### Aim of the exercise
Set the listing down again in full, word for word, with the pictures left out.

### Collected data
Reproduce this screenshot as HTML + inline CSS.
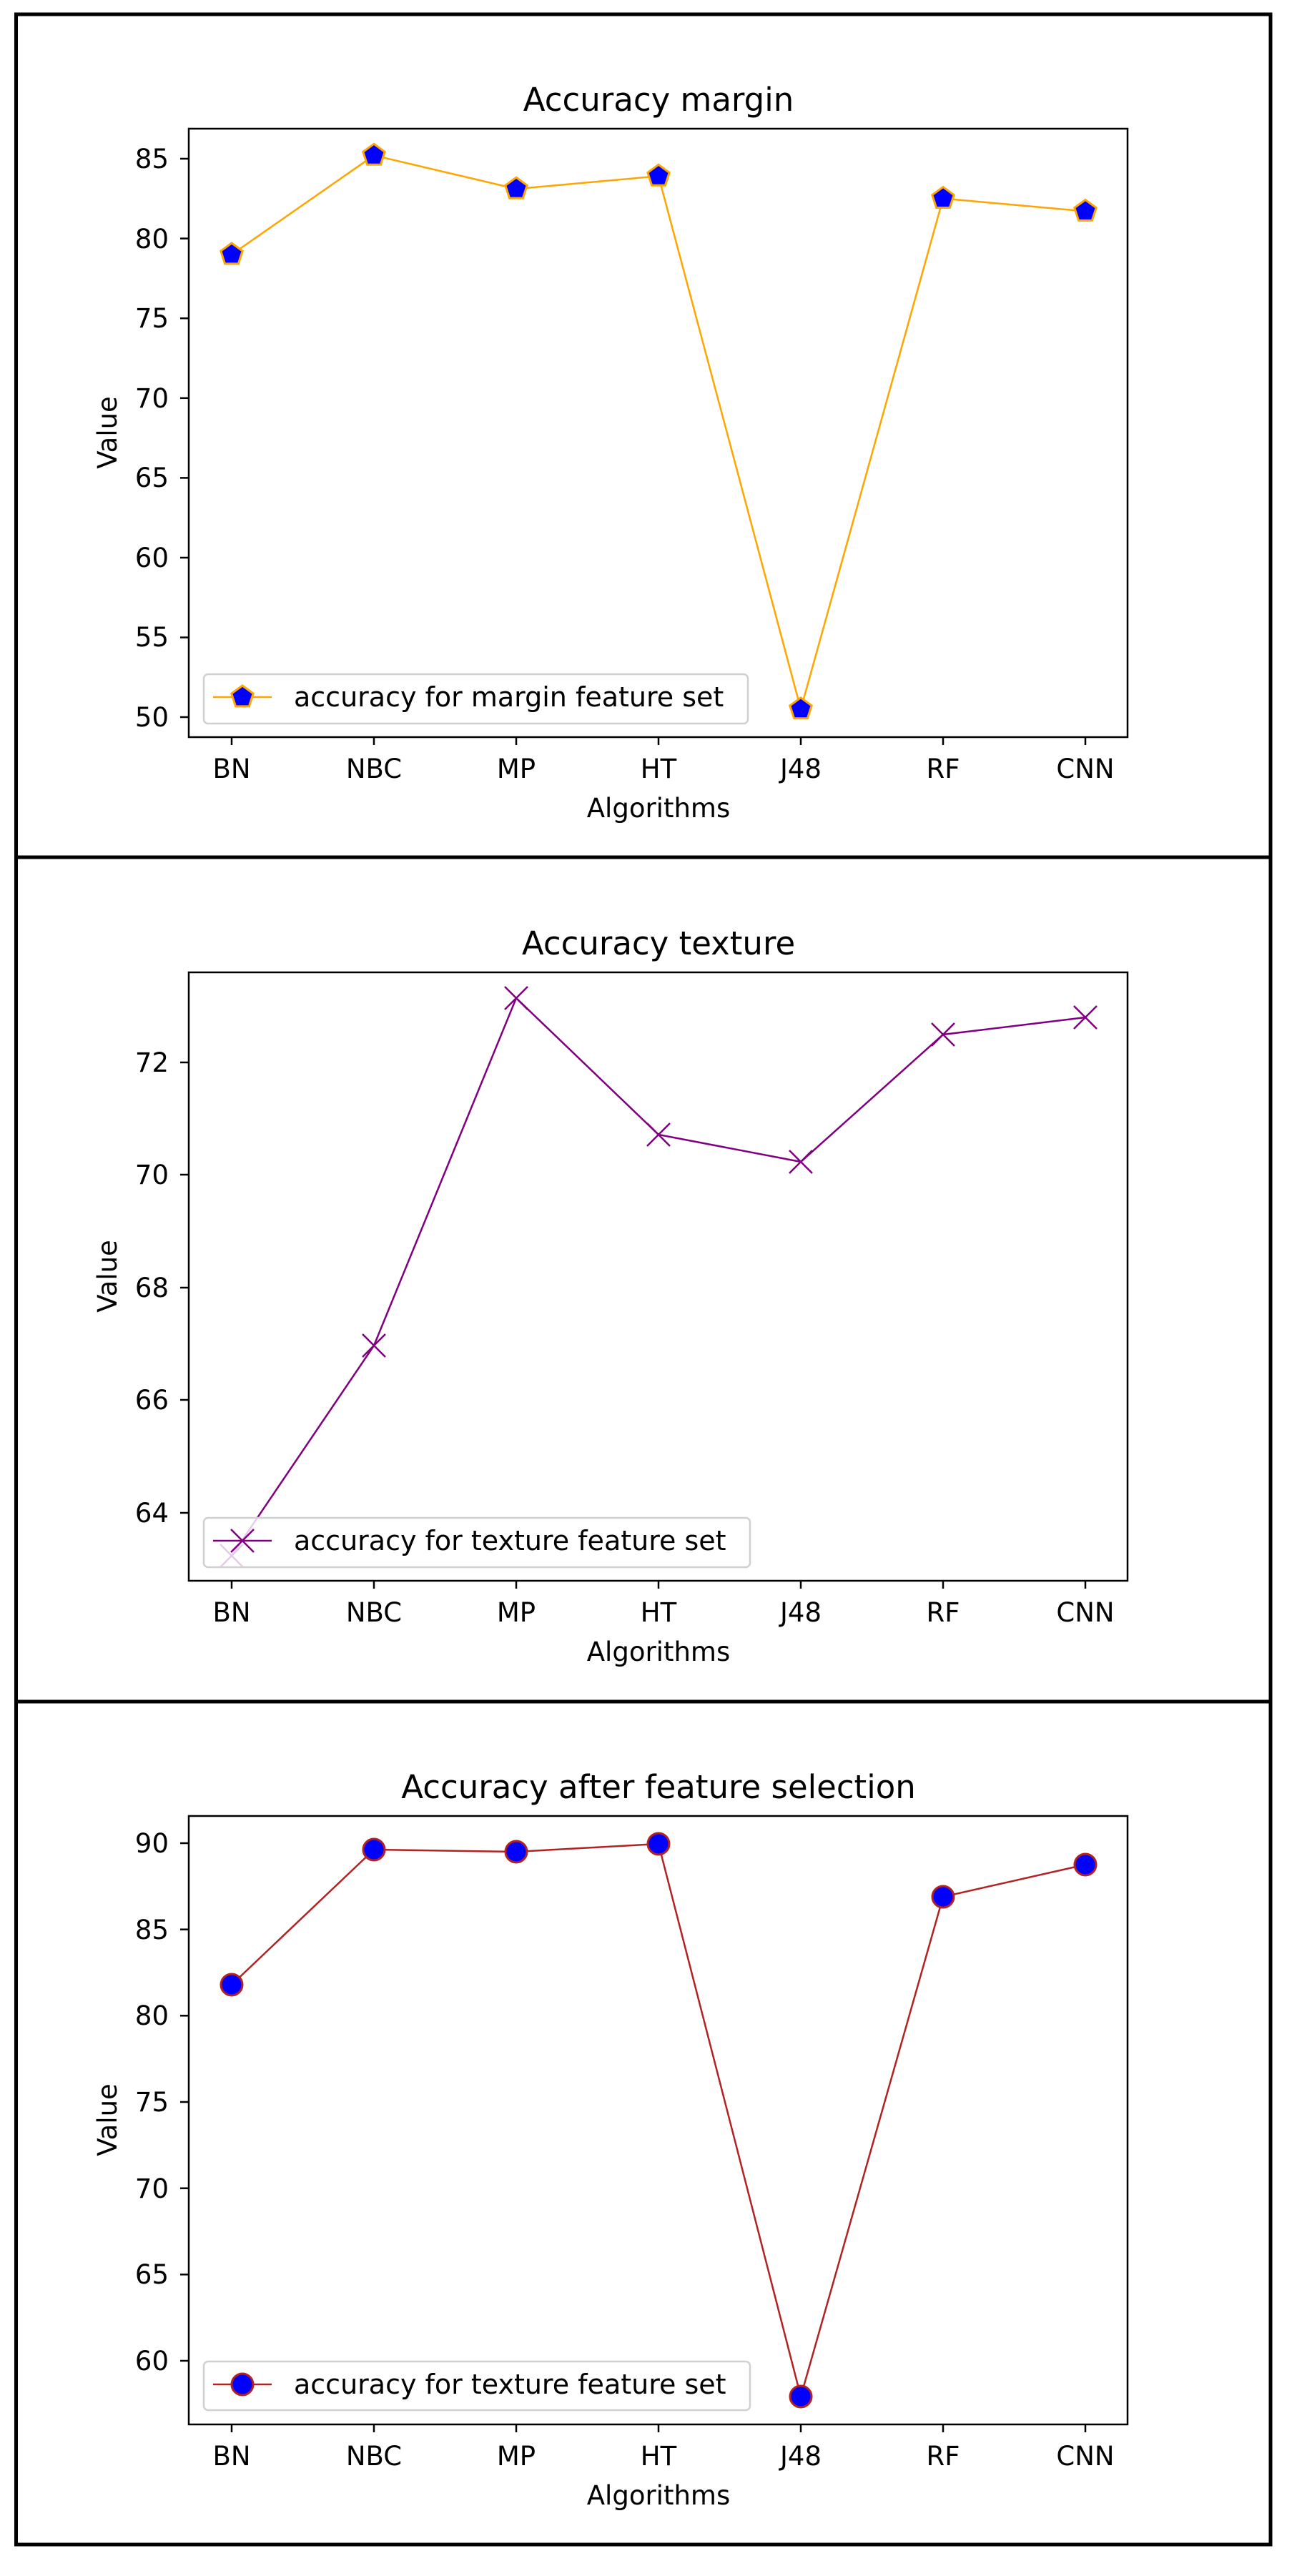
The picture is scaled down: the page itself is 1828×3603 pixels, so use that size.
<!DOCTYPE html>
<html><head><meta charset="utf-8"><style>
body{margin:0;background:#fff}
svg{display:block}
text{font-family:"DejaVu Sans","Liberation Sans",sans-serif;fill:#000}
</style></head><body>
<svg width="1828" height="3603" viewBox="0 0 1828 3603" xmlns="http://www.w3.org/2000/svg">
<defs>
<polygon id="pent" points="0,-16 15.2,-4.9 9.4,12.9 -9.4,12.9 -15.2,-4.9" fill="#0000ff" stroke="orange" stroke-width="3"/>
<path id="xm" d="M-16,-16L16,16M-16,16L16,-16" stroke="purple" stroke-width="2.5" fill="none"/>
<circle id="circ" r="15" fill="#0000ff" stroke="#b22222" stroke-width="3"/>
<g id="frame">
<rect x="264" y="180" width="1313" height="851" fill="none" stroke="#000" stroke-width="2.5"/>
<g stroke="#000" stroke-width="2.5">
<line x1="324" y1="1031" x2="324" y2="1042"/><line x1="523" y1="1031" x2="523" y2="1042"/><line x1="722" y1="1031" x2="722" y2="1042"/><line x1="921" y1="1031" x2="921" y2="1042"/><line x1="1120" y1="1031" x2="1120" y2="1042"/><line x1="1319" y1="1031" x2="1319" y2="1042"/><line x1="1518" y1="1031" x2="1518" y2="1042"/>
</g>
<g font-size="37" text-anchor="middle">
<text x="324" y="1088">BN</text><text x="523" y="1088">NBC</text><text x="722" y="1088">MP</text><text x="921" y="1088">HT</text><text x="1120" y="1088">J48</text><text x="1319" y="1088">RF</text><text x="1518" y="1088">CNN</text>
<text x="921" y="1143">Algorithms</text>
</g>
<text transform="translate(163,605) rotate(-90)" font-size="37" text-anchor="middle">Value</text>
</g>
</defs>
<rect x="0" y="0" width="1828" height="3603" fill="#fff"/>
<rect x="22.5" y="20" width="1754.5" height="3539" fill="none" stroke="#000" stroke-width="5"/>
<line x1="22" y1="1199" x2="1777" y2="1199" stroke="#000" stroke-width="5"/>
<line x1="22" y1="2380" x2="1777" y2="2380" stroke="#000" stroke-width="5"/>

<!-- Panel 1 -->
<use href="#frame" x="0" y="0"/>
<text x="921" y="155" font-size="45" text-anchor="middle">Accuracy margin</text>
<g font-size="37" text-anchor="end">
<text x="236" y="235">85</text><text x="236" y="347">80</text><text x="236" y="458">75</text><text x="236" y="570">70</text><text x="236" y="681">65</text><text x="236" y="793">60</text><text x="236" y="904">55</text><text x="236" y="1016">50</text>
</g>
<g stroke="#000" stroke-width="2.5">
<line x1="252" y1="222" x2="264" y2="222"/><line x1="252" y1="333.6" x2="264" y2="333.6"/><line x1="252" y1="445.2" x2="264" y2="445.2"/><line x1="252" y1="556.8" x2="264" y2="556.8"/><line x1="252" y1="668.4" x2="264" y2="668.4"/><line x1="252" y1="780" x2="264" y2="780"/><line x1="252" y1="891.6" x2="264" y2="891.6"/><line x1="252" y1="1003" x2="264" y2="1003"/>
</g>
<polyline points="324,356 523,217.3 722,264.2 921,246.3 1120,991.8 1319,277.6 1518,295.5" fill="none" stroke="orange" stroke-width="2.5"/>
<use href="#pent" x="324" y="356"/><use href="#pent" x="523" y="217.3"/><use href="#pent" x="722" y="264.2"/><use href="#pent" x="921" y="246.3"/><use href="#pent" x="1120" y="991.8"/><use href="#pent" x="1319" y="277.6"/><use href="#pent" x="1518" y="295.5"/>
<rect x="285" y="943" width="761" height="69" rx="6" fill="#fff" fill-opacity="0.8" stroke="#d0d0d0" stroke-width="2.5"/>
<line x1="298" y1="975" x2="380" y2="975" stroke="orange" stroke-width="2.5"/>
<use href="#pent" x="339" y="975"/>
<text x="411" y="988" font-size="38">accuracy for margin feature set</text>

<!-- Panel 2 -->
<use href="#frame" x="0" y="1180"/>
<text x="921" y="1335" font-size="45" text-anchor="middle">Accuracy texture</text>
<g font-size="37" text-anchor="end">
<text x="236" y="1499">72</text><text x="236" y="1656">70</text><text x="236" y="1814">68</text><text x="236" y="1971">66</text><text x="236" y="2129">64</text>
</g>
<g stroke="#000" stroke-width="2.5">
<line x1="252" y1="1486" x2="264" y2="1486"/><line x1="252" y1="1643" x2="264" y2="1643"/><line x1="252" y1="1801" x2="264" y2="1801"/><line x1="252" y1="1958" x2="264" y2="1958"/><line x1="252" y1="2116" x2="264" y2="2116"/>
</g>
<polyline points="324,2176 523,1882 722,1396 921,1587 1120,1625 1319,1447 1518,1423" fill="none" stroke="purple" stroke-width="2.5"/>
<use href="#xm" x="324" y="2176"/><use href="#xm" x="523" y="1882"/><use href="#xm" x="722" y="1396"/><use href="#xm" x="921" y="1587"/><use href="#xm" x="1120" y="1625"/><use href="#xm" x="1319" y="1447"/><use href="#xm" x="1518" y="1423"/>
<rect x="285" y="2123" width="764" height="69" rx="6" fill="#fff" fill-opacity="0.8" stroke="#d0d0d0" stroke-width="2.5"/>
<line x1="298" y1="2155" x2="380" y2="2155" stroke="purple" stroke-width="2.5"/>
<use href="#xm" x="339" y="2155"/>
<text x="411" y="2168" font-size="38">accuracy for texture feature set</text>

<!-- Panel 3 -->
<use href="#frame" x="0" y="2360"/>
<text x="921" y="2515" font-size="45" text-anchor="middle">Accuracy after feature selection</text>
<g font-size="37" text-anchor="end">
<text x="236" y="2591">90</text><text x="236" y="2712">85</text><text x="236" y="2832">80</text><text x="236" y="2953">75</text><text x="236" y="3074">70</text><text x="236" y="3194">65</text><text x="236" y="3315">60</text>
</g>
<g stroke="#000" stroke-width="2.5">
<line x1="252" y1="2578" x2="264" y2="2578"/><line x1="252" y1="2698.7" x2="264" y2="2698.7"/><line x1="252" y1="2819.3" x2="264" y2="2819.3"/><line x1="252" y1="2940" x2="264" y2="2940"/><line x1="252" y1="3060.7" x2="264" y2="3060.7"/><line x1="252" y1="3181.3" x2="264" y2="3181.3"/><line x1="252" y1="3302" x2="264" y2="3302"/>
</g>
<polyline points="324,2776 523,2587 722,2590 921,2579 1120,3352 1319,2653 1518,2608" fill="none" stroke="#b22222" stroke-width="2.5"/>
<use href="#circ" x="324" y="2776"/><use href="#circ" x="523" y="2587"/><use href="#circ" x="722" y="2590"/><use href="#circ" x="921" y="2579"/><use href="#circ" x="1120" y="3352"/><use href="#circ" x="1319" y="2653"/><use href="#circ" x="1518" y="2608"/>
<rect x="285" y="3303" width="764" height="68" rx="6" fill="#fff" fill-opacity="0.8" stroke="#d0d0d0" stroke-width="2.5"/>
<line x1="298" y1="3335" x2="380" y2="3335" stroke="#b22222" stroke-width="2.5"/>
<use href="#circ" x="339" y="3335"/>
<text x="411" y="3348" font-size="38">accuracy for texture feature set</text>
</svg>
</body></html>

### Correct response
Reproduce this screenshot as HTML + inline CSS.
The picture is scaled down: the page itself is 1828×3603 pixels, so use that size.
<!DOCTYPE html>
<html><head><meta charset="utf-8"><style>
body{margin:0;background:#fff}
svg{display:block}
text{font-family:"DejaVu Sans","Liberation Sans",sans-serif;fill:#000}
</style></head><body>
<svg width="1828" height="3603" viewBox="0 0 1828 3603" xmlns="http://www.w3.org/2000/svg">
<defs>
<polygon id="pent" points="0,-16 15.2,-4.9 9.4,12.9 -9.4,12.9 -15.2,-4.9" fill="#0000ff" stroke="orange" stroke-width="3"/>
<path id="xm" d="M-16,-16L16,16M-16,16L16,-16" stroke="purple" stroke-width="2.5" fill="none"/>
<circle id="circ" r="15" fill="#0000ff" stroke="#b22222" stroke-width="3"/>
<g id="frame">
<rect x="264" y="180" width="1313" height="851" fill="none" stroke="#000" stroke-width="2.5"/>
<g stroke="#000" stroke-width="2.5">
<line x1="324" y1="1031" x2="324" y2="1042"/><line x1="523" y1="1031" x2="523" y2="1042"/><line x1="722" y1="1031" x2="722" y2="1042"/><line x1="921" y1="1031" x2="921" y2="1042"/><line x1="1120" y1="1031" x2="1120" y2="1042"/><line x1="1319" y1="1031" x2="1319" y2="1042"/><line x1="1518" y1="1031" x2="1518" y2="1042"/>
</g>
<g font-size="37" text-anchor="middle">
<text x="324" y="1088">BN</text><text x="523" y="1088">NBC</text><text x="722" y="1088">MP</text><text x="921" y="1088">HT</text><text x="1120" y="1088">J48</text><text x="1319" y="1088">RF</text><text x="1518" y="1088">CNN</text>
<text x="921" y="1143">Algorithms</text>
</g>
<text transform="translate(163,605) rotate(-90)" font-size="37" text-anchor="middle">Value</text>
</g>
</defs>
<rect x="0" y="0" width="1828" height="3603" fill="#fff"/>
<rect x="22.5" y="20" width="1754.5" height="3539" fill="none" stroke="#000" stroke-width="5"/>
<line x1="22" y1="1199" x2="1777" y2="1199" stroke="#000" stroke-width="5"/>
<line x1="22" y1="2380" x2="1777" y2="2380" stroke="#000" stroke-width="5"/>

<!-- Panel 1 -->
<use href="#frame" x="0" y="0"/>
<text x="921" y="155" font-size="45" text-anchor="middle">Accuracy margin</text>
<g font-size="37" text-anchor="end">
<text x="236" y="235">85</text><text x="236" y="347">80</text><text x="236" y="458">75</text><text x="236" y="570">70</text><text x="236" y="681">65</text><text x="236" y="793">60</text><text x="236" y="904">55</text><text x="236" y="1016">50</text>
</g>
<g stroke="#000" stroke-width="2.5">
<line x1="252" y1="222" x2="264" y2="222"/><line x1="252" y1="333.6" x2="264" y2="333.6"/><line x1="252" y1="445.2" x2="264" y2="445.2"/><line x1="252" y1="556.8" x2="264" y2="556.8"/><line x1="252" y1="668.4" x2="264" y2="668.4"/><line x1="252" y1="780" x2="264" y2="780"/><line x1="252" y1="891.6" x2="264" y2="891.6"/><line x1="252" y1="1003" x2="264" y2="1003"/>
</g>
<polyline points="324,356 523,217.3 722,264.2 921,246.3 1120,991.8 1319,277.6 1518,295.5" fill="none" stroke="orange" stroke-width="2.5"/>
<use href="#pent" x="324" y="356"/><use href="#pent" x="523" y="217.3"/><use href="#pent" x="722" y="264.2"/><use href="#pent" x="921" y="246.3"/><use href="#pent" x="1120" y="991.8"/><use href="#pent" x="1319" y="277.6"/><use href="#pent" x="1518" y="295.5"/>
<rect x="285" y="943" width="761" height="69" rx="6" fill="#fff" fill-opacity="0.8" stroke="#d0d0d0" stroke-width="2.5"/>
<line x1="298" y1="975" x2="380" y2="975" stroke="orange" stroke-width="2.5"/>
<use href="#pent" x="339" y="975"/>
<text x="411" y="988" font-size="38">accuracy for margin feature set</text>

<!-- Panel 2 -->
<use href="#frame" x="0" y="1180"/>
<text x="921" y="1335" font-size="45" text-anchor="middle">Accuracy texture</text>
<g font-size="37" text-anchor="end">
<text x="236" y="1499">72</text><text x="236" y="1656">70</text><text x="236" y="1814">68</text><text x="236" y="1971">66</text><text x="236" y="2129">64</text>
</g>
<g stroke="#000" stroke-width="2.5">
<line x1="252" y1="1486" x2="264" y2="1486"/><line x1="252" y1="1643" x2="264" y2="1643"/><line x1="252" y1="1801" x2="264" y2="1801"/><line x1="252" y1="1958" x2="264" y2="1958"/><line x1="252" y1="2116" x2="264" y2="2116"/>
</g>
<polyline points="324,2176 523,1882 722,1396 921,1587 1120,1625 1319,1447 1518,1423" fill="none" stroke="purple" stroke-width="2.5"/>
<use href="#xm" x="324" y="2176"/><use href="#xm" x="523" y="1882"/><use href="#xm" x="722" y="1396"/><use href="#xm" x="921" y="1587"/><use href="#xm" x="1120" y="1625"/><use href="#xm" x="1319" y="1447"/><use href="#xm" x="1518" y="1423"/>
<rect x="285" y="2123" width="764" height="69" rx="6" fill="#fff" fill-opacity="0.8" stroke="#d0d0d0" stroke-width="2.5"/>
<line x1="298" y1="2155" x2="380" y2="2155" stroke="purple" stroke-width="2.5"/>
<use href="#xm" x="339" y="2155"/>
<text x="411" y="2168" font-size="38">accuracy for texture feature set</text>

<!-- Panel 3 -->
<use href="#frame" x="0" y="2360"/>
<text x="921" y="2515" font-size="45" text-anchor="middle">Accuracy after feature selection</text>
<g font-size="37" text-anchor="end">
<text x="236" y="2591">90</text><text x="236" y="2712">85</text><text x="236" y="2832">80</text><text x="236" y="2953">75</text><text x="236" y="3074">70</text><text x="236" y="3194">65</text><text x="236" y="3315">60</text>
</g>
<g stroke="#000" stroke-width="2.5">
<line x1="252" y1="2578" x2="264" y2="2578"/><line x1="252" y1="2698.7" x2="264" y2="2698.7"/><line x1="252" y1="2819.3" x2="264" y2="2819.3"/><line x1="252" y1="2940" x2="264" y2="2940"/><line x1="252" y1="3060.7" x2="264" y2="3060.7"/><line x1="252" y1="3181.3" x2="264" y2="3181.3"/><line x1="252" y1="3302" x2="264" y2="3302"/>
</g>
<polyline points="324,2776 523,2587 722,2590 921,2579 1120,3352 1319,2653 1518,2608" fill="none" stroke="#b22222" stroke-width="2.5"/>
<use href="#circ" x="324" y="2776"/><use href="#circ" x="523" y="2587"/><use href="#circ" x="722" y="2590"/><use href="#circ" x="921" y="2579"/><use href="#circ" x="1120" y="3352"/><use href="#circ" x="1319" y="2653"/><use href="#circ" x="1518" y="2608"/>
<rect x="285" y="3303" width="764" height="68" rx="6" fill="#fff" fill-opacity="0.8" stroke="#d0d0d0" stroke-width="2.5"/>
<line x1="298" y1="3335" x2="380" y2="3335" stroke="#b22222" stroke-width="2.5"/>
<use href="#circ" x="339" y="3335"/>
<text x="411" y="3348" font-size="38">accuracy for texture feature set</text>
</svg>
</body></html>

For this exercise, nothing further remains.